# Lone Ranger and Tonto



## 220swift (Mar 2, 2011)

The Lone Ranger and Tonto were camping in the wilderness. After they got their tent set up, both men fell sound asleep. Some hours later, Tonto wakes the Lone Ranger and says,"'Kemo Sabe, look towards sky, what you see?"
The Lone Ranger replies, "I see millions of stars." 
"What that tell you?" asked Tonto.

The Lone Ranger ponders for a minute then says, "Astronomically-speaking, it tells me there are millions of galaxies and potentially billions of planets. Astrologically, it tells me that Saturn is in Leo. Time-wise, it appears to be approximately a quarter past three in the morning. Theologically,the Lord is all-powerful and we are small and insignificant. Meteorologically, it seems we will have a beautiful day tomorrow. What does it tell you,Tonto?"

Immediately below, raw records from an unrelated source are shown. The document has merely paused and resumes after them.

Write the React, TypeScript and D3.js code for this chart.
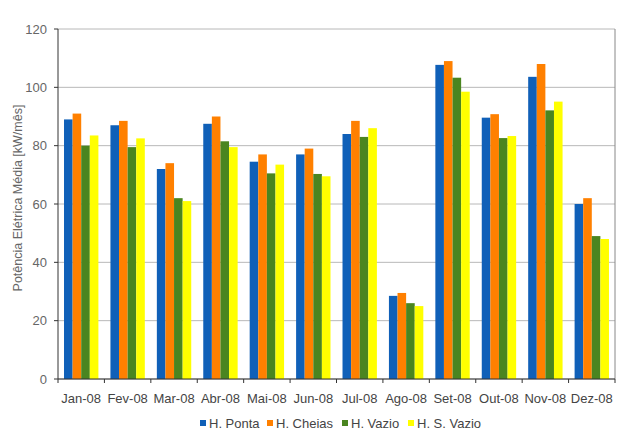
import React from "react";
import * as d3 from "d3";

const categories = ["Jan-08","Fev-08","Mar-08","Abr-08","Mai-08","Jun-08","Jul-08","Ago-08","Set-08","Out-08","Nov-08","Dez-08"];
const seriesNames = ["H. Ponta","H. Cheias","H. Vazio","H. S. Vazio"];
const hPonta = [89, 87, 72, 87.5, 74.5, 77, 84, 28.5, 107.7, 89.6, 103.6, 60];
const hCheias = [91, 88.5, 74, 90, 77, 79, 88.5, 29.5, 109, 90.8, 108, 62];
const hVazio = [80, 79.5, 62, 81.5, 70.5, 70.3, 83, 26, 103.3, 82.6, 92.1, 49];
const hSVazio = [83.5, 82.5, 61, 79.5, 73.5, 69.5, 86, 25, 98.5, 83.3, 95.1, 48];
const yTicks = [0, 20, 40, 60, 80, 100, 120];
const colors = ["#1060B8", "#FF8000", "#4A8520", "#FFFF00"];

const W = 631, H = 442;
const left = 58, right = 615, top = 29, bottom = 379;

export default function App() {
  const series = [hPonta, hCheias, hVazio, hSVazio];
  const x = d3.scaleBand<string>().domain(categories).range([left, right]).paddingInner(0).paddingOuter(0);
  const inner = d3.scaleBand<number>().domain([0, 1, 2, 3]).range([0, x.bandwidth()]).paddingOuter(0.7).paddingInner(0);
  const y = d3.scaleLinear().domain([0, 120]).range([bottom, top]);
  const font = "'Liberation Sans', Arial, sans-serif";
  const legendX = [200, 267, 342, 408];
  return (
    <svg width={W} height={H} style={{ position: "absolute", left: 0, top: 0, background: "#fff" }} fontFamily={font}>
      <rect x={0} y={0} width={W} height={H} fill="#fff" />
      {yTicks.map((t) => (
        <line key={"g" + t} x1={left} x2={right} y1={y(t)} y2={y(t)} stroke="#b8b8b8" strokeWidth={1} />
      ))}
      <line x1={right} x2={right} y1={top} y2={bottom} stroke="#888" strokeWidth={1} />
      {series.map((vals, si) =>
        categories.map((c, ci) => (
          <rect key={si + "-" + ci} x={(x(c) as number) + (inner(si) as number)} y={y(vals[ci])}
            width={inner.bandwidth()} height={bottom - y(vals[ci])} fill={colors[si]} />
        ))
      )}
      <line x1={left} x2={left} y1={top} y2={bottom} stroke="#333" strokeWidth={1} />
      <line x1={left} x2={right} y1={bottom} y2={bottom} stroke="#333" strokeWidth={1} />
      {yTicks.map((t) => (
        <g key={"t" + t}>
          <line x1={left - 4} x2={left} y1={y(t)} y2={y(t)} stroke="#333" />
          <text x={left - 11} y={y(t)} dy="0.35em" textAnchor="end" fontSize={13} fill="#666">{t}</text>
        </g>
      ))}
      {categories.map((c, i) => (
        <line key={"xt" + i} x1={x(c) as number} x2={x(c) as number} y1={bottom} y2={bottom + 4} stroke="#333" />
      ))}
      <line x1={right} x2={right} y1={bottom} y2={bottom + 4} stroke="#333" />
      {categories.map((c) => (
        <text key={"xl" + c} x={(x(c) as number) + x.bandwidth() / 2} y={398} dy="0.35em" textAnchor="middle" fontSize={13} fill="#444">{c}</text>
      ))}
      <text transform={`translate(18, 198) rotate(-90)`} textAnchor="middle" dy="0.35em" fontSize={12.5} fill="#666">Potência Elétrica Média [kW/mês]</text>
      {seriesNames.map((n, i) => (
        <g key={"lg" + n}>
          <rect x={legendX[i]} y={420} width={6} height={6} fill={colors[i]} />
          <text x={legendX[i] + 9} y={423} dy="0.35em" fontSize={13} fill="#444">{n}</text>
        </g>
      ))}
    </svg>
  );
}
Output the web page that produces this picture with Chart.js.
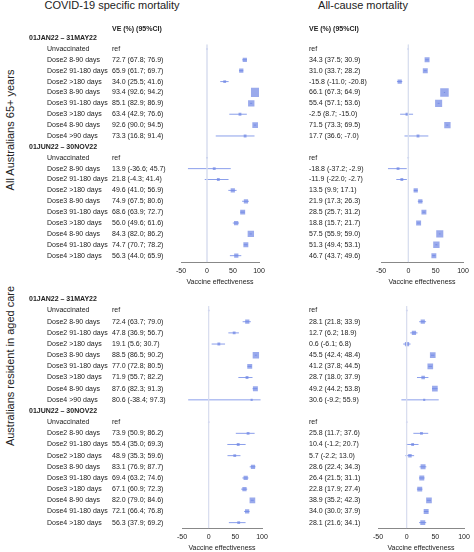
<!DOCTYPE html>
<html><head><meta charset="utf-8">
<script src="https://cdn.jsdelivr.net/npm/chart.js@4"></script>
<style>
body{margin:0;background:#fff;width:474px;height:552px;position:relative;overflow:hidden;font-family:"Liberation Sans",Arial,sans-serif}
canvas{position:absolute}
.t{position:absolute;font-size:11px;color:#222;white-space:nowrap;transform:translateX(-50%)}
.r{position:absolute;font-size:11px;color:#222;white-space:nowrap;transform:translate(-50%,-50%) rotate(-90deg)}
</style></head><body>
<div class="t" style="left:112px;top:-1px">COVID-19 specific mortality</div>
<div class="t" style="left:363px;top:-1px">All-cause mortality</div>
<div class="r" style="left:10px;top:130px">All Australians 65+ years</div>
<div class="r" style="left:10px;top:366px">Australians resident in aged care</div>
<canvas id="tl" style="left:0;top:0"></canvas>
<canvas id="tr" style="left:237px;top:0"></canvas>
<canvas id="bl" style="left:0;top:276px"></canvas>
<canvas id="br" style="left:237px;top:276px"></canvas>
<script>
const periods=["01JAN22 \u2013 31MAY22","01JUN22 \u2013 30NOV22"];
const rows1=["Unvaccinated","Dose2 8-90 days","Dose2 91-180 days","Dose2 >180 days","Dose3 8-90 days","Dose3 91-180 days","Dose3 >180 days","Dose4 8-90 days","Dose4 >90 days"];
const rows2=["Unvaccinated","Dose2 8-90 days","Dose2 91-180 days","Dose2 >180 days","Dose3 8-90 days","Dose3 91-180 days","Dose3 >180 days","Dose4 8-90 days","Dose4 91-180 days","Dose4 >180 days"];
const xTicks=[-50,0,50,100];

// COVID-19 specific, all 65+
const tlVe1=[72.7,65.9,34.0,93.4,85.1,63.4,92.6,73.3], tlA1=[67.8,61.7,25.5,92.6,82.9,42.9,90.0,16.8], tlB1=[76.9,69.7,41.6,94.2,86.9,76.6,94.5,91.4];
const tlVe2=[13.9,21.8,49.6,74.9,68.6,56.0,84.3,74.7,56.3], tlA2=[-36.6,-4.3,41.0,67.5,63.9,49.6,82.0,70.7,44.0], tlB2=[45.7,41.4,56.9,80.6,72.7,61.6,86.2,78.2,65.9];
const tlW1=[1,5,5,3,12,8,3,7,3], tlW2=[1,3,3,5,5,6,5,8,6,5];
// All-cause, all 65+
const trVe1=[34.3,31.0,-15.8,66.1,55.4,-2.5,71.5,17.7], trA1=[37.5,33.7,-11.0,67.3,57.1,8.7,73.3,36.6], trB1=[30.9,28.2,-20.8,64.9,53.6,-15.0,69.5,-7.0];
const trVe2=[-18.8,-11.9,13.5,21.9,28.5,18.8,57.5,51.3,46.7], trA2=[-37.2,-22.0,9.9,17.3,25.7,15.7,55.9,49.4,43.7], trB2=[-2.9,-2.7,17.1,26.3,31.2,21.7,59.0,53.1,49.6];
const trW1=[1,6,6,5,11,9,3,8,3], trW2=[1,3,3,5,5,6,6,9,8,6];
// COVID-19 specific, aged care
const blVe1=[72.4,47.8,19.1,88.5,77.0,71.9,87.6,80.6], blA1=[63.7,36.9,5.6,86.5,72.8,55.7,82.3,-38.4], blB1=[79.0,56.7,30.7,90.2,80.5,82.2,91.3,97.3];
const blVe2=[73.9,55.4,48.9,83.1,69.4,67.1,82.0,72.1,56.3], blA2=[50.9,35.0,35.3,76.9,63.2,60.9,79.0,66.4,37.9], blB2=[86.2,69.3,59.6,87.7,74.6,72.3,84.6,76.8,69.2];
const blW1=[1,5,3,3,8,6,3,6,2], blW2=[1,3,3,3,5,5,5,7,5,3];
// All-cause, aged care
const brVe1=[28.1,12.7,0.6,45.5,41.2,28.7,49.2,30.6], brA1=[21.8,6.2,-6.1,42.4,37.8,18.0,44.2,-9.2], brB1=[33.9,18.9,6.8,48.4,44.5,37.9,53.8,55.9];
const brVe2=[25.8,10.4,5.7,28.6,26.4,22.8,38.9,34.0,28.1], brA2=[11.7,-1.2,-2.2,22.4,21.5,17.9,35.2,30.0,21.6], brB2=[37.6,20.7,13.0,34.3,31.1,27.4,42.3,37.9,34.1];
const brW1=[1,5,5,5,7,7,4,7,2], brW2=[1,3,3,4,6,6,6,7,6,6];

const FILL='rgba(120,142,230,0.75)', LINE='rgba(110,135,230,0.8)', FONT='"Liberation Sans",Arial,sans-serif';
const f1=v=>v.toFixed(1);

function panel(id,w,h,padL,padT,yMax,g1,g2,opts){
  const items=[];
  items.push({y:1,ref:true,w:g1.w[0],label:rows1[0]});
  g1.ve.forEach((v,i)=>items.push({y:i+2,ve:v,a:g1.a[i],b:g1.b[i],w:g1.w[i+1],label:rows1[i+1]}));
  items.push({y:11,ref:true,w:g2.w[0],label:rows2[0]});
  g2.ve.forEach((v,i)=>items.push({y:i+12,ve:v,a:g2.a[i],b:g2.b[i],w:g2.w[i+1],label:rows2[i+1]}));
  const datasets=[];
  datasets.push({type:'line',data:[{x:0,y:0.6},{x:0,y:opts.zeroEnd}],borderColor:'rgba(215,220,238,1)',borderWidth:0.7,pointRadius:0});
  items.filter(o=>!o.ref).forEach(o=>datasets.push({type:'line',data:[{x:Math.min(o.a,o.b),y:o.y},{x:Math.max(o.a,o.b),y:o.y}],borderColor:LINE,borderWidth:1,pointRadius:0}));
  datasets.push({type:'scatter',data:items.map(o=>({x:o.ref?0:o.ve,y:o.y})),pointStyle:'rect',
    pointRadius:items.map(o=>o.ref?1:o.w/2+0.5),backgroundColor:FILL,borderColor:FILL,borderWidth:0});
  const textPlugin={id:'txt',afterDraw(c){
    const ctx=c.ctx, ys=c.scales.y; ctx.save(); ctx.fillStyle='#222'; ctx.textBaseline='middle';
    ctx.font='bold 7px '+FONT;
    if(opts.header) ctx.fillText('VE (%) (95%CI)',opts.veX,ys.getPixelForValue(-0.85));
    if(opts.labels){[0,10].forEach((y,k)=>ctx.fillText(periods[k],29,ys.getPixelForValue(y)));}
    ctx.font='7px '+FONT;
    items.forEach(o=>{const py=ys.getPixelForValue(o.y);
      if(opts.labels) ctx.fillText(o.label,47,py);
      ctx.fillText(o.ref?'ref':`${f1(o.ve)} (${f1(o.a)}; ${f1(o.b)})`,opts.veX,py);});
    ctx.restore();}};
  const cv=document.getElementById(id); cv.width=w; cv.height=h; cv.style.width=w+'px'; cv.style.height=h+'px';
  new Chart(cv,{data:{datasets},plugins:[textPlugin],options:{responsive:false,animation:false,devicePixelRatio:1,
    layout:{padding:{left:padL,right:w-padL-opts.plotW,top:padT,bottom:0}},
    plugins:{legend:{display:false},tooltip:{enabled:false}},
    scales:{y:{type:'linear',reverse:true,min:-1.2,max:yMax,display:false},
      x:{type:'linear',min:-50,max:100,afterBuildTicks:s=>{s.ticks=xTicks.map(v=>({value:v}));},
        grid:{display:false,drawTicks:true,tickLength:3},border:{display:true,color:'#888',width:1},
        ticks:{font:{size:7,family:FONT},color:'#222',padding:2},
        title:{display:true,text:'Vaccine effectiveness',font:{size:7,family:FONT},color:'#222',padding:{top:0,bottom:0}}}}}});
}
panel('tl',270,286,181,25,20.6,{ve:tlVe1,a:tlA1,b:tlB1,w:tlW1},{ve:tlVe2,a:tlA2,b:tlB2,w:tlW2},{labels:true,header:true,veX:112,plotW:78,zeroEnd:20.6});
panel('tr',237,286,144,25,20.6,{ve:trVe1,a:trA1,b:trB1,w:trW1},{ve:trVe2,a:trA2,b:trB2,w:trW2},{labels:false,header:true,veX:72,plotW:82,zeroEnd:20.6});
panel('bl',270,276,182,10,20.5,{ve:blVe1,a:blA1,b:blB1,w:blW1},{ve:blVe2,a:blA2,b:blB2,w:blW2},{labels:true,header:false,veX:112,plotW:80,zeroEnd:20.5});
panel('br',237,276,141,10,20.5,{ve:brVe1,a:brA1,b:brB1,w:brW1},{ve:brVe2,a:brA2,b:brB2,w:brW2},{labels:false,header:false,veX:72,plotW:86,zeroEnd:20.5});
</script></body></html>
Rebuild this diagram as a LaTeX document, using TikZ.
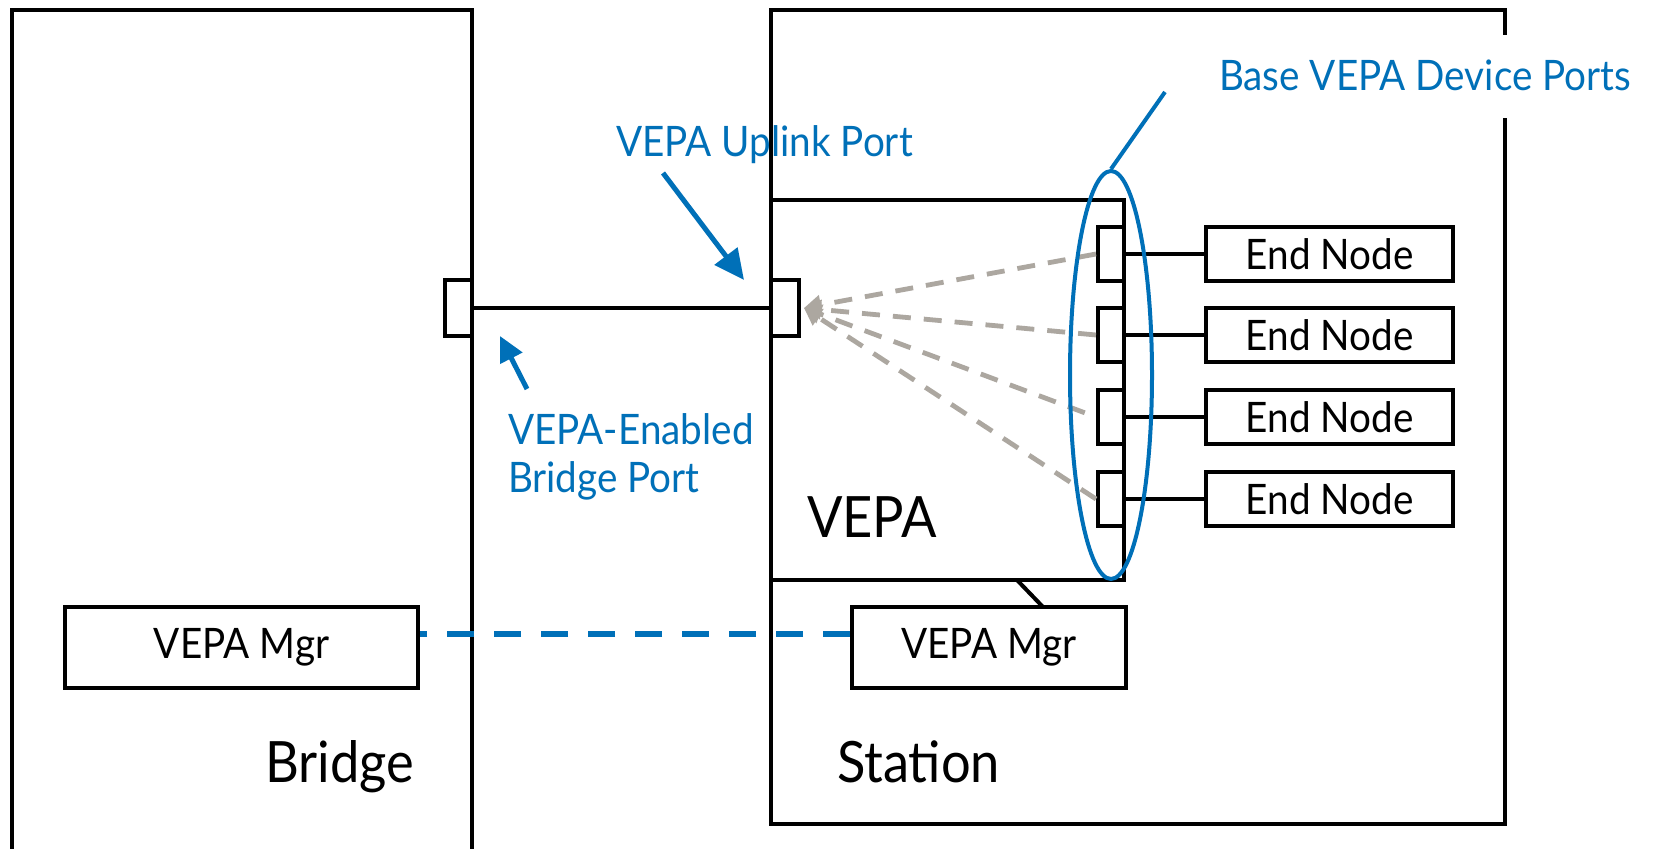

"You dumber than buffalo... It mean someone stole tent."


----------



## glenway (Mar 27, 2011)

Ha, ha. And, to think it had a floor.


----------



## azpredatorhunter (Jul 24, 2012)

Haha


----------



## youngdon (Mar 10, 2010)

LOL good one !


----------



## hassell (Feb 9, 2010)

Yes a good one it is.


----------



## Ruger (Jan 22, 2011)

Oh man that's hilarious!


----------



## prairiewolf (Feb 19, 2012)

Yep, a very good one !


----------



## Jonbnks (Jan 21, 2012)

Sometimes the most obvious answers are right in front of our face.


----------



## SWAMPBUCK10PT (Apr 5, 2010)

*A Good' en for sure* :biggrin: :biggrin:


----------